Holding — Silver, J.
- The United States District Court for the District of Arizona held that the Arizona Corporation Commission did not have the authority to impose Section 271 requirements into the interconnection agreement and granted Qwest's requests for declaratory and injunctive relief.
Rule
- State commissions do not have the authority to impose federal obligations under Section 271 of the Telecommunications Act of 1996 into interconnection agreements.
Reasoning
- The United States District Court reasoned that the Telecommunications Act of 1996 established a federal framework for telecommunications regulation, limiting the role of state commissions like the ACC.
- The court found that while state commissions have a role in enforcing interconnection agreements, the Act does not grant them authority to impose additional requirements under Section 271.
- The court noted that any enforcement of Section 271 obligations must be done through the FCC, not state commissions.
- Additionally, the court concluded that the ACC's attempt to require unbundling of network elements contradicted the FCC's previous rulings and exceeded its jurisdiction under the Act.
- The court emphasized the legislative intent of Congress, which intended to create a comprehensive federal regulatory scheme for telecommunications, thus preempting state authority in this context.
- As such, the ACC's decisions regarding TELRIC pricing and unbundling obligations were deemed inconsistent with the federal law's objectives.
Deep Dive: How the Court Reached Its Decision
Court's Interpretation of the Telecommunications Act
The court began by emphasizing that the Telecommunications Act of 1996 established a comprehensive federal framework for regulating telecommunications, which significantly limited the authority of state commissions like the Arizona Corporation Commission (ACC). It noted that while state commissions were given a role in implementing certain aspects of the Act, such as resolving disputes over interconnection agreements under Section 252, they were not granted the authority to impose additional federal obligations found in Section 271. The court reasoned that Section 271, which relates to the provision of inter-LATA services by Bell operating companies (BOCs), was intended to be enforced exclusively by the Federal Communications Commission (FCC). Thus, any enforcement of Section 271 obligations must occur through federal oversight rather than state intervention, which the court found crucial for maintaining the integrity of the federal regulatory scheme established by Congress.
State Commission Authority Limitations
The court further elaborated that the ACC's attempt to impose requirements related to Section 271 into the interconnection agreement between Qwest and Covad exceeded its jurisdiction under federal law. The court highlighted that Section 252 of the Act explicitly tasked state commissions with resolving open issues related to interconnection agreements but did not grant them authority regarding Section 271 requirements. It reasoned that allowing state commissions to impose Section 271 obligations would create a conflict with the federal framework, undermining the uniformity that Congress intended to establish in telecommunications regulation. Consequently, the court held that the ACC's actions were not only unauthorized but also inconsistent with the overarching regulatory scheme envisioned by Congress in the Telecommunications Act.

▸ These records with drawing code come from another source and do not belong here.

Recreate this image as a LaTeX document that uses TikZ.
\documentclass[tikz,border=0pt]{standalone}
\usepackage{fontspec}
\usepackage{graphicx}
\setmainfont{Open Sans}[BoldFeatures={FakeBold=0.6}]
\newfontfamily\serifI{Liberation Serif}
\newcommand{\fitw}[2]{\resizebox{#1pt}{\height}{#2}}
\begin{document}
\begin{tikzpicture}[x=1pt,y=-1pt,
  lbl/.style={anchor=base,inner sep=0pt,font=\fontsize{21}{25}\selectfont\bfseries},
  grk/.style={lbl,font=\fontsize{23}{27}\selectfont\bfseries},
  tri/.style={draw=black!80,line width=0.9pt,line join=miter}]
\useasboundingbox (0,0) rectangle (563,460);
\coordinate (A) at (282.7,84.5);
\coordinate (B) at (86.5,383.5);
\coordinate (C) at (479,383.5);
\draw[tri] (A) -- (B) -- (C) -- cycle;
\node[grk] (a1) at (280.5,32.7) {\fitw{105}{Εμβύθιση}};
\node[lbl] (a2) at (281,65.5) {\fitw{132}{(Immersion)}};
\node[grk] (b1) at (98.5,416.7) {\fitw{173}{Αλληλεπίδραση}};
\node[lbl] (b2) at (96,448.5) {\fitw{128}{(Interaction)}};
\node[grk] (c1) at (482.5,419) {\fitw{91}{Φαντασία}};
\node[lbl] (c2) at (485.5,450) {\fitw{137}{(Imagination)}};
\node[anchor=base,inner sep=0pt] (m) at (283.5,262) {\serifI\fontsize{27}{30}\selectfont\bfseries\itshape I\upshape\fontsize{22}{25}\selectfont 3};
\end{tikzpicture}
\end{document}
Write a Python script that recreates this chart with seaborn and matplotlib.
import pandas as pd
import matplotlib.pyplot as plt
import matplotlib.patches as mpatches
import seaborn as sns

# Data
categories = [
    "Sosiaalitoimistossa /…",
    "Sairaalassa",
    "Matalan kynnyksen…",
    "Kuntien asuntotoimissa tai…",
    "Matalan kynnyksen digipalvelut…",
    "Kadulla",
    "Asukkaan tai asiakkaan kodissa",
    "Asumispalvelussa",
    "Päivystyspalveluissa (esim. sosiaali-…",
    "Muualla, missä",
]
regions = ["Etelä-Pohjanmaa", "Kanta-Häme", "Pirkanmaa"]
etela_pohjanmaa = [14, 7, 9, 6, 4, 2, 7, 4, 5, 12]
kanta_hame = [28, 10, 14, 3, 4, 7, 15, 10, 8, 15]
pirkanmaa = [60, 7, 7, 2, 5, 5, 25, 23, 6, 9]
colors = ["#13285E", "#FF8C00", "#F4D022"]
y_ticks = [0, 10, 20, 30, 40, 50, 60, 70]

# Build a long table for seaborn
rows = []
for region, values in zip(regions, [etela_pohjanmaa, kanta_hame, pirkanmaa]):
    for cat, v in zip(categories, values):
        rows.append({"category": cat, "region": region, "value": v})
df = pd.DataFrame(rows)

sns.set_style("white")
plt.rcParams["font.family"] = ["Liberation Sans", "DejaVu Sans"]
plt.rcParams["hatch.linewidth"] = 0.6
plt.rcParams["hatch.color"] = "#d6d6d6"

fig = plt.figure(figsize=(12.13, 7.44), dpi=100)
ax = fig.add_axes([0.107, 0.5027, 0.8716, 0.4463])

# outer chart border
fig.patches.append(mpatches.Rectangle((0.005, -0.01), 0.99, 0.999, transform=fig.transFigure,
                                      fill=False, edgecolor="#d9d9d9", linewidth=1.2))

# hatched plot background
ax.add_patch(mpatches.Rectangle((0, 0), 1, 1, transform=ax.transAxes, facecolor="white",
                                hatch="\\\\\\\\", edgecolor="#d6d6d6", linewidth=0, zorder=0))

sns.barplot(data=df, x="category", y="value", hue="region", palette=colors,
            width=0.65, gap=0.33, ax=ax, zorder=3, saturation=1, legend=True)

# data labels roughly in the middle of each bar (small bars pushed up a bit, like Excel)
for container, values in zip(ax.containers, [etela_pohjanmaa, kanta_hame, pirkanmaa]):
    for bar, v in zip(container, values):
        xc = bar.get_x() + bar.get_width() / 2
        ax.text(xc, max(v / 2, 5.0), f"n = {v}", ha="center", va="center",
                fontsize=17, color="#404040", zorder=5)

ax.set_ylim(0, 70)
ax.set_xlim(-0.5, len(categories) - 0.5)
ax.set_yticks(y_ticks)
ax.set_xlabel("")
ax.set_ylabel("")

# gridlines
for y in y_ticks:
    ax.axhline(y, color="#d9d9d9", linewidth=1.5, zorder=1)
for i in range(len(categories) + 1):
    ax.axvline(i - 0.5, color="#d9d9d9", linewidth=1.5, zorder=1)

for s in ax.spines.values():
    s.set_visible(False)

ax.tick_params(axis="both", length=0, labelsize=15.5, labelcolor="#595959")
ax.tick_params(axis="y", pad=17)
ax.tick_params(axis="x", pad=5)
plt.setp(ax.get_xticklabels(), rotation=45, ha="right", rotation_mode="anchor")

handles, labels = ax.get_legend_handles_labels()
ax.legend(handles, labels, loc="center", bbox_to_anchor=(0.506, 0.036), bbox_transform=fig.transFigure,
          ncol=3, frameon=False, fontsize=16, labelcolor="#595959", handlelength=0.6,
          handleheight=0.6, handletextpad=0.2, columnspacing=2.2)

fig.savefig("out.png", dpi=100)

Preemption of State Authority
The court determined that the principles of preemption were applicable in this case, asserting that federal law preempted state law regarding the imposition of Section 271 requirements. It explained that preemption could occur in two forms: field preemption, where federal law occupies an entire legislative area, and conflict preemption, where state law stands as an obstacle to federal objectives. The court concluded that the federal regulatory framework indeed occupied the field of telecommunications, leaving no room for states to supplement or alter the requirements of the Act. Additionally, it found that the ACC's imposition of unbundling obligations contradicted the FCC's determinations and thus conflicted with the intent of the Act, leading to the conclusion that state enforcement in this context was impermissible.
TELRIC Pricing and its Applicability
In addressing the issue of TELRIC (Total Element Long Run Incremental Cost) pricing, the court concurred with Qwest's argument that the ACC improperly applied TELRIC pricing to Section 271 elements. It noted that TELRIC pricing standards were specifically designed for unbundled network elements under Section 251 and not applicable to the requirements of Section 271. The court emphasized that since the ACC lacked the authority to impose Section 271 requirements, it also did not have the jurisdiction to set prices for those elements. Furthermore, the court referenced previous FCC rulings that indicated TELRIC pricing should not be applied to Section 271 elements, affirming the need for pricing to be just, reasonable, and non-discriminatory as defined under other sections of the Act.
Conclusion of the Court's Reasoning
Ultimately, the court granted Qwest's requests for declaratory and injunctive relief, concluding that the ACC's authority was limited by the Telecommunications Act. It held that the ACC could not enforce Section 271 requirements or impose unbundling obligations that contradicted FCC rulings. The court's decision reinforced the idea that Congress intended for telecommunications regulation to be primarily under federal jurisdiction, thereby preempting state authority in matters concerning the interconnection agreements and related obligations. It underscored the importance of maintaining a cohesive federal regulatory environment in the telecommunications sector, which is essential for promoting competition and ensuring that all parties adhere to a consistent set of standards.